United States District Court, Southern District of Mississippi (2013)
Facts
- Plaintiff Theresa A. Taylor filed a lawsuit under the Employee Retirement Income Security Act (ERISA) challenging Prudential Insurance Company’s denial of her claims for short- and long-term disability benefits.
- Taylor's complaint included four counts: Count one claimed she was disabled and entitled to benefits under the ERISA plan; Count two alleged Prudential breached its fiduciary duties and was liable for Wrigley Sales Company’s breaches; Count three was a state law claim for negligence and bad faith; and Count four sought attorney's fees.
- Prudential and Wrigley filed motions to dismiss counts two and three.
- Taylor acknowledged that her state law claims were preempted by ERISA and did not oppose the motions to dismiss count three.
- She also agreed to a non-jury trial regarding her claims under ERISA.
- Ultimately, she contested only Prudential's motion to dismiss count two.
- The court considered the motions and granted the dismissals.
Issue
- The issue was whether Taylor could pursue a claim for breach of fiduciary duty under ERISA while simultaneously seeking benefits under the same statute.
Holding — Lee, J.
- The U.S. District Court for the Southern District of Mississippi held that Taylor could not pursue her claim for breach of fiduciary duty under ERISA while also seeking benefits under the statute.
Rule
- A beneficiary of an ERISA plan cannot pursue a claim for breach of fiduciary duty under ERISA if they have an adequate remedy available under the denial of benefits provisions of the statute.
Reasoning
- The U.S. District Court for the Southern District of Mississippi reasoned that ERISA § 502(a)(3) allows for "appropriate equitable relief," but if a beneficiary can seek adequate relief under another section of ERISA (specifically § 502(a)(1)(B)), then additional claims for equitable relief are typically not warranted.
- Citing previous case law, the court noted that since Taylor had a remedy available to her for her denied benefits, her claims for breach of fiduciary duty under § 502(a)(3) were duplicative and thus dismissed.
- The court emphasized adherence to established Fifth Circuit precedents, which consistently maintained that a plaintiff pursuing a denial of benefits claim under § 502(a)(1)(B) could not also bring a breach of fiduciary duty claim under § 502(a)(3).
Deep Dive: How the Court Reached Its Decision
Court's Interpretation of ERISA
The court began its reasoning by examining the relevant provisions of the Employee Retirement Income Security Act (ERISA), specifically § 502(a)(3), which permits actions for "appropriate equitable relief." The court noted that the purpose of this provision is to allow beneficiaries to seek remedies that are not otherwise available under ERISA. However, it emphasized that if a beneficiary can access adequate relief under another section of ERISA, particularly § 502(a)(1)(B), which addresses claims for denial of benefits, then the need for additional equitable relief typically diminishes.
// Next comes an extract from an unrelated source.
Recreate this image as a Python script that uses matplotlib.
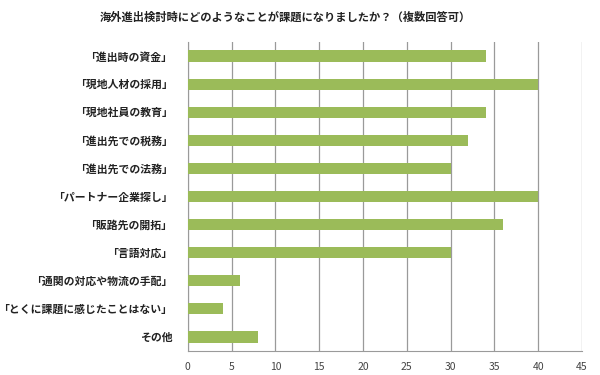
import matplotlib
matplotlib.use("Agg")
import matplotlib.pyplot as plt

plt.rcParams["font.family"] = ["Noto Sans CJK JP", "DejaVu Sans"]

categories = [
    "「進出時の資金」",
    "「現地人材の採用」",
    "「現地社員の教育」",
    "「進出先での税務」",
    "「進出先での法務」",
    "「パートナー企業探し」",
    "「販路先の開拓」",
    "「言語対応」",
    "「通関の対応や物流の手配」",
    "「とくに課題に感じたことはない」",
    "その他",
]
values = [34, 40, 34, 32, 30, 40, 36, 30, 6, 4, 8]
xticks = list(range(0, 50, 5))
title = "海外進出検討時にどのようなことが課題になりましたか？（複数回答可）"

fig = plt.figure(figsize=(6, 3.75), dpi=100)
ax = fig.add_axes([0.313, 0.064, 0.657, 0.824])

pos = list(range(len(categories)))
ax.barh(pos, values, height=0.4, color="#9BBB59", zorder=3)

ax.set_ylim(len(categories) - 0.5, -0.5)
ax.set_xlim(0, 45)
ax.set_xticks(xticks)
ax.set_yticks(pos)
ax.set_yticklabels(categories, fontsize=7.8, fontweight="bold", color="#222222")
ax.tick_params(axis="y", length=0, pad=11)
ax.tick_params(axis="x", length=0, pad=8, labelsize=7.5, labelcolor="#444444")

ax.grid(axis="x", color="#9a9a9a", linewidth=0.9, zorder=0)
for s in ["top", "right"]:
    ax.spines[s].set_visible(False)
ax.spines["left"].set_color("#9a9a9a")
ax.spines["bottom"].set_color("#9a9a9a")

fig.text(0.475, 0.955, title, ha="center", va="center", fontsize=8.1,
         fontweight="bold", color="#222222")

fig.savefig("out.png", dpi=100, facecolor="white")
This principle is rooted in the understanding that ERISA was designed to provide a comprehensive framework for addressing employee benefit claims, and Congress intended to limit duplicative claims that might arise from the same underlying issue. As a result, the court posited that the existence of a remedy under § 502(a)(1)(B) effectively precludes the pursuit of a claim under § 502(a)(3).
Fifth Circuit Precedents
In its analysis, the court relied heavily on established precedents from the Fifth Circuit, which have consistently held that a plaintiff seeking benefits through § 502(a)(1)(B) cannot simultaneously pursue a breach of fiduciary duty claim under § 502(a)(3). The court referenced several cases, including Varity Corp. v. Howe, and subsequent decisions that reinforced this interpretation. The court highlighted that such rulings underscore the principle that when a claimant has an adequate remedy at law for denial of benefits, any additional equitable claims would be deemed inappropriate. The court pointed out that allowing simultaneous claims would undermine the statutory framework established by Congress and could lead to conflicting remedies for the same alleged injury. By adhering to these precedents, the court affirmed that the legal landscape in the Fifth Circuit clearly supports the dismissal of duplicative claims under ERISA.
Plaintiff's Arguments and Court's Rejection
Despite recognizing the Fifth Circuit's stance, the plaintiff attempted to argue that she should be allowed to pursue both claims based on authority from other jurisdictions. However, the court rejected this argument, emphasizing that the plaintiff's reliance on out-of-circuit authority did not alter the binding nature of Fifth Circuit precedent. The court noted that the plaintiff implicitly acknowledged the contradiction in her position by citing cases from other jurisdictions that were inconsistent with the established rule in the Fifth Circuit. The court clarified that it was not within its purview to create exceptions to the clear legal framework set forth by the Fifth Circuit. Consequently, the court maintained that the plaintiff's breach of fiduciary duty claim was duplicative of her claim for wrongful denial of benefits, leading to the dismissal of Count Two as well as any claims for breach of fiduciary duty.
Conclusion of the Court
Ultimately, the court concluded that the available remedies under § 502(a)(1)(B) provided sufficient avenues for the plaintiff to seek redress for her claim regarding the denial of benefits. The court determined that allowing the plaintiff to proceed with her claim under § 502(a)(3) would be inappropriate, as it would conflict with the intent of ERISA to provide a streamlined process for resolving such disputes. The court's ruling reinforced the idea that ERISA's framework is designed to consolidate claims related to employee benefits, ensuring that beneficiaries have clear and defined pathways to seek relief. By granting the motions to dismiss Counts Two and Three, the court effectively upheld the principles of judicial economy and adherence to statutory intent, thereby clarifying the limitations on claims within the ERISA context.